Quote:
Originally Posted by Sojourner
1) Those tile tracker thingies. I'll get one before heading out of the Med, but they cost 10 bucks a month to run and I hate contracts, so not yet.
|
The Tile unit depends on a Bluetooth connection to a telephone app, the range of the Bluetooth signal is 300' for the Tile Pro according to Tile's website. That's not much to
work with - but at least the system does not depend on cellular connection or
WiFi. I'd question the value of putting a Tile on an
outboard motor, the distances the motor is likely to move are well beyond 300'.
Any notification system that depends upon
internet or cellular telephone connectivity doesn't
work when there's no
internet connectivity - which is certainly the case when you're in
French Polynesia (there is internet available, slow enough that it can take an hour to move a 100kb file, and you have to go search for a connection). Ideally you'd want a system that is self-contained and can directly send a
radio signal to your receiver. We have such a system for the dog when he wanders off, it will work over about a mile, he wears the dog tag with a
battery and
radio in it, I have a little radio directional finder receiver that can tell me in which direction the tag is located.

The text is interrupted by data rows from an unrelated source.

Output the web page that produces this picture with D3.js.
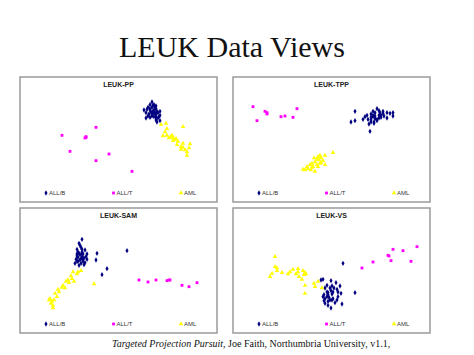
<!DOCTYPE html>
<html>
<head>
<meta charset="utf-8">
<script src="https://cdn.jsdelivr.net/npm/d3@7"></script>
<style>
  body { margin: 0; background: #fff; }
  svg { display: block; }
</style>
</head>
<body>
<svg id="main-svg" width="474" height="355"></svg>
<script>
// class names, in legend order
var classes = ["ALL/B", "ALL/T", "AML"];

// LEUK-PP projection
var ppAllB = [[61,76],[60,74],[62,74],[59,72],[61,72],[63,73],[57,70],[60,70],[62,70],[63,71],
  [65,69],[58,68],[60.5,68.5],[62,69],[64,68],[61,67],[63,66.5],[59,65.5],[65,66],[58,64],
  [60,64.5],[62,65],[64,64],[63,62.5],[65,62],[61.5,69],[62.5,72],[60,71],[63.5,69],[61,65.5],
  [63,64.5],[59.5,67],[62,67.5],[64.5,65],[58.5,70.5],[63,68],[61.5,73.5],[63.5,61]];
var ppAllT = [[16,51],[27.5,49],[28,50],[33,57],[20,39],[39.5,37],[33,32],[51,24],[28,49.5]];
var ppAml = [[65.5,59],[68,60],[68.5,56],[76.5,57.5],[66.5,50.5],[68.5,51],[70.5,50],[71.5,49],
  [72.5,48],[69.5,49],[74,46.5],[73.5,44],[75.5,42.5],[76.5,45],[77.5,40],[78.5,38.5],[80,44.5],
  [79.5,41.5],[78.5,36],[75.5,40.5],[73,48.5],[71,51],[67.5,53.5],[76.5,42],[71.5,47]];

// LEUK-TPP projection
var tppAllB = [[65,69],[63,61],[65,62],[69,63],[71,66],[73,67],[74,65],[75,68],[76,71],[77,66],
  [77.5,68],[78,64.5],[79,67.5],[81,68],[82.5,67.5],[84,68],[84,65.5],[81,64],[79.5,65.5],[73,62.5],
  [74.5,61],[72,59.5],[72.5,54],[71.5,63],[76,63],[77,64],[74,69],[73,64.5],[75,65.5],[76,62],
  [78,66],[73,61],[74,66],[75,63.5],[74.5,60],[79,69],[70,65],[77,69.5]];
var tppAllT = [[14,72.5],[20,69],[21,67],[16,62],[28,65],[30,65.5],[34,64.5],[36,71],[21,68]];
var tppAml = [[54,38],[50,36],[47.5,36],[46.5,35],[48,34],[46,33],[45,31],[49,32],[50,29],[47.5,30],
  [43.5,30],[42.5,29],[44,27.5],[41,27.5],[41.5,26],[39,25.5],[40,25],[43,25],[45,24],[46.5,27.5],
  [48,30.5],[46,29],[44.5,34],[47,32.5],[43.5,27]];

// LEUK-SAM projection
var samAllB = [[26,75.5],[24.5,72.5],[25.5,69.5],[23.5,68],[24,66],[26,66],[27.5,67.5],[23.5,64.5],
  [25,64],[26.5,64.5],[28.5,64.5],[24,62],[25.5,61],[27,61.5],[28.5,60.5],[22.5,57.5],[24,59],
  [26.5,59],[24.5,56],[27.5,58],[23,60.5],[25,60],[26.5,60.5],[26,62.5],[24.5,65],[26,68],
  [33.5,65],[33,60],[48.5,67],[38.5,53.5],[36,49],[23.5,63],[28,62.5],[25.5,57.5],[27,56.5],
  [23.5,59],[26,65],[25,71]];
var samAllT = [[54.5,45],[59,43.5],[63,45],[68.5,44.5],[70,45],[76,41],[79.5,40],[83.5,43],[69.5,45]];
var samAml = [[21.5,51],[24,51],[25.5,52],[23.5,49.5],[21,46],[19,45],[18,44],[19.5,43],[22,44],
  [16.5,41],[16,39.5],[17.5,39],[14,38],[14.5,36],[12.5,35],[13.5,32.5],[10,31],[9.5,30],[11,29],
  [10.5,27.5],[11.5,26],[11.5,24],[12,30],[32,42],[20.5,48]];

// LEUK-VS projection
var vsAllB = [[59,57.5],[48,45],[49,45.5],[53,44.5],[55.5,43],[51,41],[53.5,40.5],[57.5,40.5],
  [50,39],[52.5,39],[54.5,39],[51,36],[53,37],[56.5,36],[58,35],[65,35.5],[49.5,34],[51.5,34],
  [53.5,34.5],[50,31],[52,32],[54,31],[56,30],[49.5,29.5],[51.5,29],[53.5,30],[55,28],[58.5,27],
  [53,24],[49,32.5],[51,32.5],[52.5,30],[54,36],[56.5,32.5],[50,27.5],[51.5,26],[56,38],[51.5,35.5]];
var vsAllT = [[68.5,54],[74,58.5],[81.5,63.5],[83,59.5],[84,68],[89,67],[93,59],[96,70],[82,63]];
var vsAml = [[25,62.5],[25,55],[26,54],[26,52],[23.5,50],[22.5,47.5],[28.5,50.5],[32.5,51],[34,53],
  [36.5,53.5],[36.5,51],[35.5,49.5],[39,52],[40,50.5],[40.5,49.5],[39.5,49],[38.5,45.5],[40,41],
  [44.5,42.5],[45,40],[46.5,44],[48.5,39],[40,35],[37,47.5],[31.5,49.5]];

var colors = ["#000080", "#ff00ff", "#ffff00"];
var symbols = [d3.symbolDiamond, d3.symbolSquare, d3.symbolTriangle];
var sizes = [8, 8, 9];

var panels = [
  {name: "LEUK-PP",  x: 20,  y: 77,  w: 197, h: 125, xd: [-5, 93.5], yd: [1, 94.75],    sets: [ppAllB, ppAllT, ppAml]},
  {name: "LEUK-TPP", x: 233, y: 77,  w: 197, h: 125, xd: [4, 102.5], yd: [1, 94.75],    sets: [tppAllB, tppAllT, tppAml]},
  {name: "LEUK-SAM", x: 20,  y: 208, w: 197, h: 125, xd: [-5, 93.5], yd: [5.25, 99],    sets: [samAllB, samAllT, samAml]},
  {name: "LEUK-VS",  x: 233, y: 208, w: 197, h: 125, xd: [4, 102.5], yd: [5.25, 99],    sets: [vsAllB, vsAllT, vsAml]}
];

var svg = d3.select("#main-svg");

svg.append("text")
  .attr("x", 232).attr("y", 57)
  .attr("text-anchor", "middle")
  .style("font-family", "'Liberation Serif', 'Times New Roman', serif")
  .style("font-size", "30px")
  .style("fill", "#111")
  .text("LEUK Data Views");

var foot = svg.append("text")
  .attr("x", 112).attr("y", 347)
  .style("font-family", "'Liberation Serif', 'Times New Roman', serif")
  .style("font-size", "10px")
  .style("fill", "#111");
foot.append("tspan").style("font-style", "italic").text("Targeted Projection Pursuit");
foot.append("tspan").text(", Joe Faith, Northumbria University, v1.1,");

panels.forEach(function(p) {
  var g = svg.append("g").attr("transform", "translate(" + p.x + "," + p.y + ")");

  g.append("rect")
    .attr("width", p.w).attr("height", p.h)
    .style("fill", "#fff")
    .style("stroke", "#9a9a9a")
    .style("stroke-width", "1.5px");

  g.append("text")
    .attr("x", p.w / 2).attr("y", 10)
    .attr("text-anchor", "middle")
    .style("font-family", "'Liberation Sans', Arial, sans-serif")
    .style("font-weight", "bold")
    .style("font-size", "7px")
    .style("fill", "#222")
    .text(p.name);

  var x = d3.scaleLinear().domain(p.xd).range([0, p.w]);
  var y = d3.scaleLinear().domain(p.yd).range([p.h, 0]);

  p.sets.forEach(function(set, i) {
    g.append("g").selectAll("path")
      .data(set).enter().append("path")
      .attr("d", d3.symbol().type(symbols[i]).size(sizes[i]))
      .attr("transform", function(d) { return "translate(" + x(d[0]) + "," + y(d[1]) + ")"; })
      .style("fill", colors[i]);
  });

  var leg = d3.scalePoint().domain(classes).range([26, 161]);
  var item = g.append("g").selectAll("g")
    .data(classes).enter().append("g")
    .attr("transform", function(d) { return "translate(" + leg(d) + "," + (p.h - 9) + ")"; });
  item.append("path")
    .attr("d", function(d, i) { return d3.symbol().type(symbols[i]).size(sizes[i])(); })
    .style("fill", function(d, i) { return colors[i]; });
  item.append("text")
    .attr("x", 3).attr("y", 2)
    .style("font-family", "'Liberation Sans', Arial, sans-serif")
    .style("font-size", "6px")
    .style("fill", "#333")
    .text(function(d) { return d; });
});
</script>
</body>
</html>
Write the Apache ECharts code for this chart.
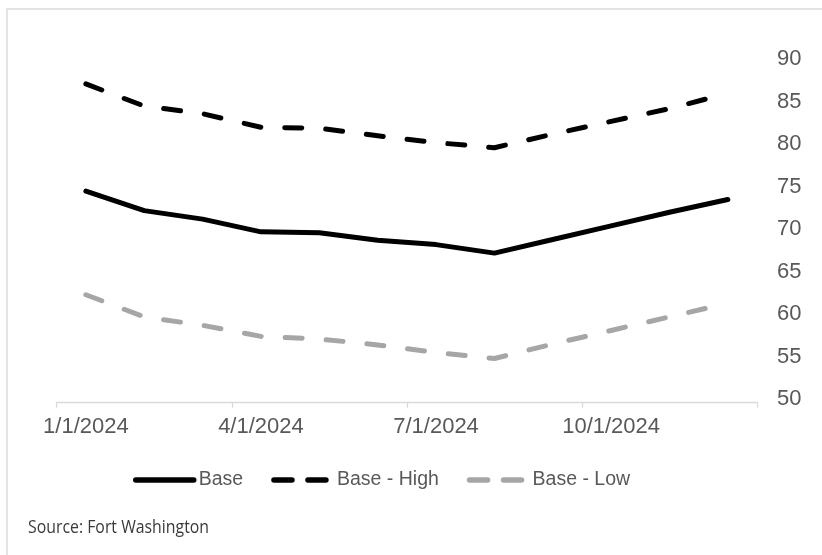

The dinghy I had stolen happened in Hanalei Bay,
Kauai (Hawaiian Islands) - turns out it was four guys that simply picked up the dinghy and
outboard in its entirety and tossed it into the back of their pickup truck and they drove off. So that sort of thing happens, fortunately it has only happened this once to me.
My approach is to lock the motor to the dinghy (I use a
stainless steel bar lock that just covers the outboard handles), pick up the dinghy onto the foredeck at night and remove the lifting mechanism from the dinghy, and use a long
stainless steel cable with a simple padlock when leaving the dinghy at the dinghy
dock (or lock to a tree on a beach landing). This will stop the
kids from taking the dinghy for a joyride or paddle around, it certainly won't stop a professional thief from taking off with the
boat. So I don't leave the dinghy in dodgy places.
Lifting the dinghy onto the
boat at night has the side effect of keeping the bottom clean and if you pull the drain
plug it won't fill with rainwater; I've met people that had their dinghy stolen while it was hanging from the side of the boat on a
halyard - a brazen crew of thieves arrived in their own boat, stood up, cut the lock and
halyard, and as the dinghy fell into the
water they took off with the dinghy in tow into the night.